══ Input

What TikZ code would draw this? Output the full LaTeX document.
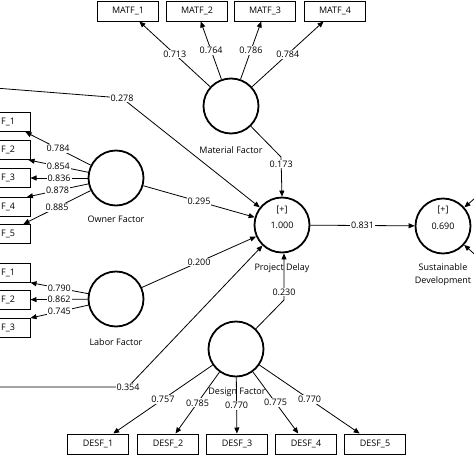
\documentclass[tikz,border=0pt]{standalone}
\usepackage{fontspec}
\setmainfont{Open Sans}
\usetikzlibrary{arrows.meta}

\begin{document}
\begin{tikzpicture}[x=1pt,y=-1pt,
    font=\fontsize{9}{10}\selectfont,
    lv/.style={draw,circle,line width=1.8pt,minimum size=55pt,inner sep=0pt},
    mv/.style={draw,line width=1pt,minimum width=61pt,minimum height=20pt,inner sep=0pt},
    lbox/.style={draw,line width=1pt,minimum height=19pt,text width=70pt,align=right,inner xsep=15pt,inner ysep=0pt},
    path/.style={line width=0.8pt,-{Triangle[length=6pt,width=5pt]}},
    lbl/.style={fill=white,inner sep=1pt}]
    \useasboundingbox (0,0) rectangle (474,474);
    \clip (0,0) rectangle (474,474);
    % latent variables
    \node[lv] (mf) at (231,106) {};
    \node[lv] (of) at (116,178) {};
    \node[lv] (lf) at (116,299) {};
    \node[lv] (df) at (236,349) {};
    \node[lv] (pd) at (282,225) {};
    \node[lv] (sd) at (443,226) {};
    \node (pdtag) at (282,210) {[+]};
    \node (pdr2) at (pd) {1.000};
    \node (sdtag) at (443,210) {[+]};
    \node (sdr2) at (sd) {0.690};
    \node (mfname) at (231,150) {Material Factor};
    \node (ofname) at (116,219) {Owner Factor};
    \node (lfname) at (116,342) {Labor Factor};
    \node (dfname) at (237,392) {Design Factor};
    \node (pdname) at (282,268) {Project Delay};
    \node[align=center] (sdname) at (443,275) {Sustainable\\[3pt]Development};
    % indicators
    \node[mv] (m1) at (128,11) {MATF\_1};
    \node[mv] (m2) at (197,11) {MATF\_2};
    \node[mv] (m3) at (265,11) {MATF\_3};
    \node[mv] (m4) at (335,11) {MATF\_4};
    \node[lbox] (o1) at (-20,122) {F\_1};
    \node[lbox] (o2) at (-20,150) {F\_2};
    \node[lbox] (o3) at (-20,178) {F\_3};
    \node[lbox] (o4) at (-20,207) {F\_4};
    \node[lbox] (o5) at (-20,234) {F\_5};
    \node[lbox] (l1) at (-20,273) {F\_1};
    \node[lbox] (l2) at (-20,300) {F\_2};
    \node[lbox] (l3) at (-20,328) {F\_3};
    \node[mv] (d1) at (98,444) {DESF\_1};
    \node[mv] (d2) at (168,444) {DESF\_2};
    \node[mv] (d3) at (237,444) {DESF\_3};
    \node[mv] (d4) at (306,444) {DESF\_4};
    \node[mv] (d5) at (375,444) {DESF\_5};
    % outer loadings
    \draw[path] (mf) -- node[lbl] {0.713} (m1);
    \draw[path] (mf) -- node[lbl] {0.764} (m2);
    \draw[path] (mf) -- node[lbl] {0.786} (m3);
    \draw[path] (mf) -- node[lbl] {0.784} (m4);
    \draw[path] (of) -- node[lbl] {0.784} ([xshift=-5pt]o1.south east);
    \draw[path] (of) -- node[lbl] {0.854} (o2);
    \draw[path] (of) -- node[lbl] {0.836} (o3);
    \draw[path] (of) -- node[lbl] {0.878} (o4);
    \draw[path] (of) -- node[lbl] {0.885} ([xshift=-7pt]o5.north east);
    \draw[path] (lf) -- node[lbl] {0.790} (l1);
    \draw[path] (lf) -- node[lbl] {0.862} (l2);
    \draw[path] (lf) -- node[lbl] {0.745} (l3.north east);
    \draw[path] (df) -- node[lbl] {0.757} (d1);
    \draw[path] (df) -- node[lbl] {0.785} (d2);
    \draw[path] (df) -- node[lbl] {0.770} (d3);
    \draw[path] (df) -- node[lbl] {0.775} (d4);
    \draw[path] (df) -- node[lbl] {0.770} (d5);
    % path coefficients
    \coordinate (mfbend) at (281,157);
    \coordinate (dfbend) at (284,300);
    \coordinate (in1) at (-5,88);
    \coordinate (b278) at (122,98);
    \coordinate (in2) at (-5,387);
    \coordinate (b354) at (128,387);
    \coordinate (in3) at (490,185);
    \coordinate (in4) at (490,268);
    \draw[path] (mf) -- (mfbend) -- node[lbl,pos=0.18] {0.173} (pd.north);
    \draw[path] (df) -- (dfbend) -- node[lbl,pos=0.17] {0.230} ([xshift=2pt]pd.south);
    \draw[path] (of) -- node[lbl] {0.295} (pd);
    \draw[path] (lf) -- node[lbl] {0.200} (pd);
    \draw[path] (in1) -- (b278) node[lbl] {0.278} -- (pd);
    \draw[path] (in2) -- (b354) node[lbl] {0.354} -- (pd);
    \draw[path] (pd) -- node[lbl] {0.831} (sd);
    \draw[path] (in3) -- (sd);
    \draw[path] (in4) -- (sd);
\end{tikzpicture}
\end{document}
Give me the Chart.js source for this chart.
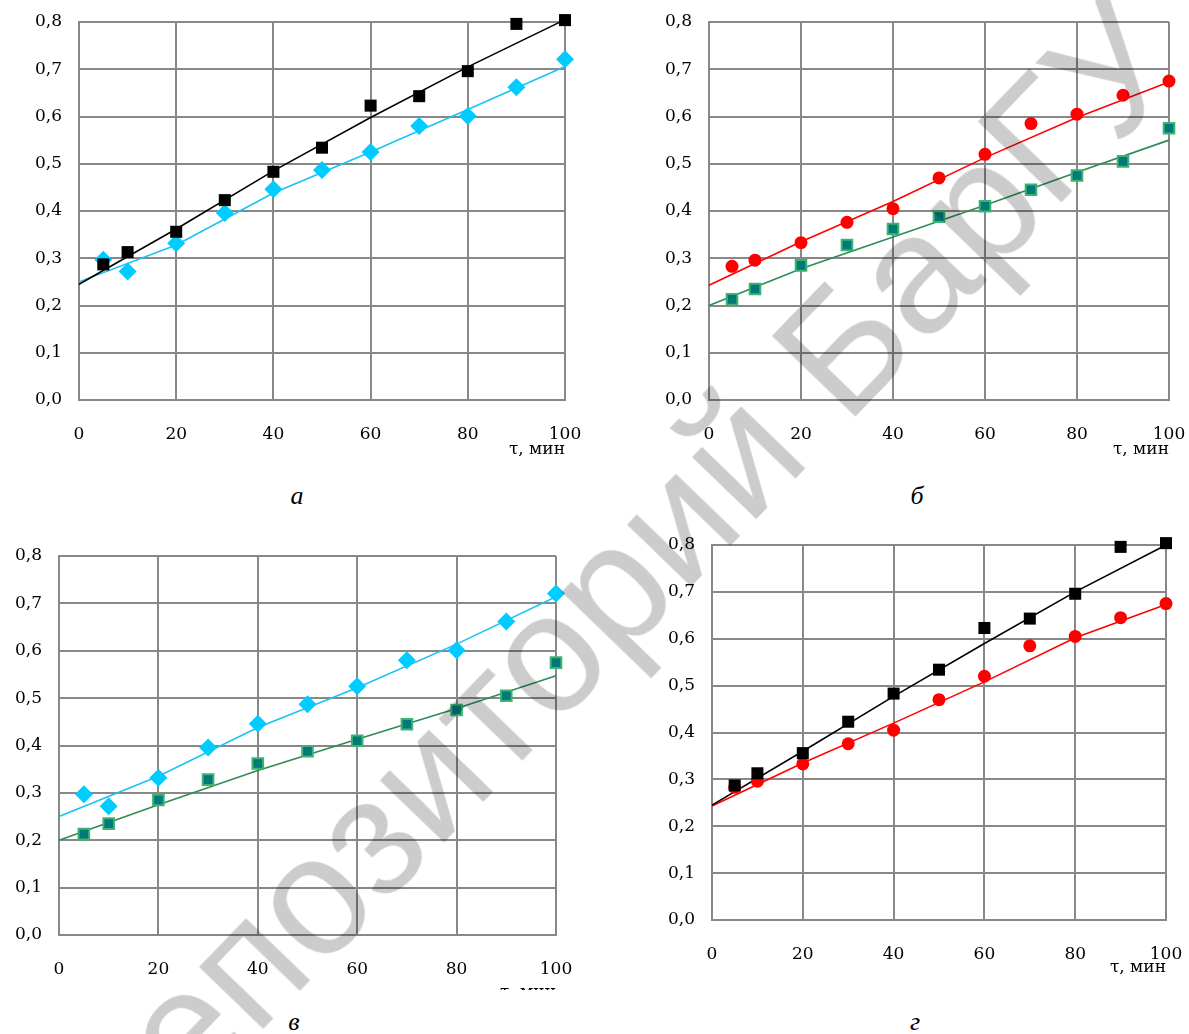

════

Given problem:
Retype each record exactly as it stands, but do not include the pictures.

Written response:
What TikZ code would draw this? Output the full LaTeX document.
\documentclass[tikz,border=0pt]{standalone}
\usepackage{fontspec}
\setmainfont{Open Sans}
\usetikzlibrary{arrows.meta}

\begin{document}
\begin{tikzpicture}[x=1pt,y=-1pt,
    font=\fontsize{9}{10}\selectfont,
    lv/.style={draw,circle,line width=1.8pt,minimum size=55pt,inner sep=0pt},
    mv/.style={draw,line width=1pt,minimum width=61pt,minimum height=20pt,inner sep=0pt},
    lbox/.style={draw,line width=1pt,minimum height=19pt,text width=70pt,align=right,inner xsep=15pt,inner ysep=0pt},
    path/.style={line width=0.8pt,-{Triangle[length=6pt,width=5pt]}},
    lbl/.style={fill=white,inner sep=1pt}]
    \useasboundingbox (0,0) rectangle (474,474);
    \clip (0,0) rectangle (474,474);
    % latent variables
    \node[lv] (mf) at (231,106) {};
    \node[lv] (of) at (116,178) {};
    \node[lv] (lf) at (116,299) {};
    \node[lv] (df) at (236,349) {};
    \node[lv] (pd) at (282,225) {};
    \node[lv] (sd) at (443,226) {};
    \node (pdtag) at (282,210) {[+]};
    \node (pdr2) at (pd) {1.000};
    \node (sdtag) at (443,210) {[+]};
    \node (sdr2) at (sd) {0.690};
    \node (mfname) at (231,150) {Material Factor};
    \node (ofname) at (116,219) {Owner Factor};
    \node (lfname) at (116,342) {Labor Factor};
    \node (dfname) at (237,392) {Design Factor};
    \node (pdname) at (282,268) {Project Delay};
    \node[align=center] (sdname) at (443,275) {Sustainable\\[3pt]Development};
    % indicators
    \node[mv] (m1) at (128,11) {MATF\_1};
    \node[mv] (m2) at (197,11) {MATF\_2};
    \node[mv] (m3) at (265,11) {MATF\_3};
    \node[mv] (m4) at (335,11) {MATF\_4};
    \node[lbox] (o1) at (-20,122) {F\_1};
    \node[lbox] (o2) at (-20,150) {F\_2};
    \node[lbox] (o3) at (-20,178) {F\_3};
    \node[lbox] (o4) at (-20,207) {F\_4};
    \node[lbox] (o5) at (-20,234) {F\_5};
    \node[lbox] (l1) at (-20,273) {F\_1};
    \node[lbox] (l2) at (-20,300) {F\_2};
    \node[lbox] (l3) at (-20,328) {F\_3};
    \node[mv] (d1) at (98,444) {DESF\_1};
    \node[mv] (d2) at (168,444) {DESF\_2};
    \node[mv] (d3) at (237,444) {DESF\_3};
    \node[mv] (d4) at (306,444) {DESF\_4};
    \node[mv] (d5) at (375,444) {DESF\_5};
    % outer loadings
    \draw[path] (mf) -- node[lbl] {0.713} (m1);
    \draw[path] (mf) -- node[lbl] {0.764} (m2);
    \draw[path] (mf) -- node[lbl] {0.786} (m3);
    \draw[path] (mf) -- node[lbl] {0.784} (m4);
    \draw[path] (of) -- node[lbl] {0.784} ([xshift=-5pt]o1.south east);
    \draw[path] (of) -- node[lbl] {0.854} (o2);
    \draw[path] (of) -- node[lbl] {0.836} (o3);
    \draw[path] (of) -- node[lbl] {0.878} (o4);
    \draw[path] (of) -- node[lbl] {0.885} ([xshift=-7pt]o5.north east);
    \draw[path] (lf) -- node[lbl] {0.790} (l1);
    \draw[path] (lf) -- node[lbl] {0.862} (l2);
    \draw[path] (lf) -- node[lbl] {0.745} (l3.north east);
    \draw[path] (df) -- node[lbl] {0.757} (d1);
    \draw[path] (df) -- node[lbl] {0.785} (d2);
    \draw[path] (df) -- node[lbl] {0.770} (d3);
    \draw[path] (df) -- node[lbl] {0.775} (d4);
    \draw[path] (df) -- node[lbl] {0.770} (d5);
    % path coefficients
    \coordinate (mfbend) at (281,157);
    \coordinate (dfbend) at (284,300);
    \coordinate (in1) at (-5,88);
    \coordinate (b278) at (122,98);
    \coordinate (in2) at (-5,387);
    \coordinate (b354) at (128,387);
    \coordinate (in3) at (490,185);
    \coordinate (in4) at (490,268);
    \draw[path] (mf) -- (mfbend) -- node[lbl,pos=0.18] {0.173} (pd.north);
    \draw[path] (df) -- (dfbend) -- node[lbl,pos=0.17] {0.230} ([xshift=2pt]pd.south);
    \draw[path] (of) -- node[lbl] {0.295} (pd);
    \draw[path] (lf) -- node[lbl] {0.200} (pd);
    \draw[path] (in1) -- (b278) node[lbl] {0.278} -- (pd);
    \draw[path] (in2) -- (b354) node[lbl] {0.354} -- (pd);
    \draw[path] (pd) -- node[lbl] {0.831} (sd);
    \draw[path] (in3) -- (sd);
    \draw[path] (in4) -- (sd);
\end{tikzpicture}
\end{document}
Give me the Chart.js source for this chart.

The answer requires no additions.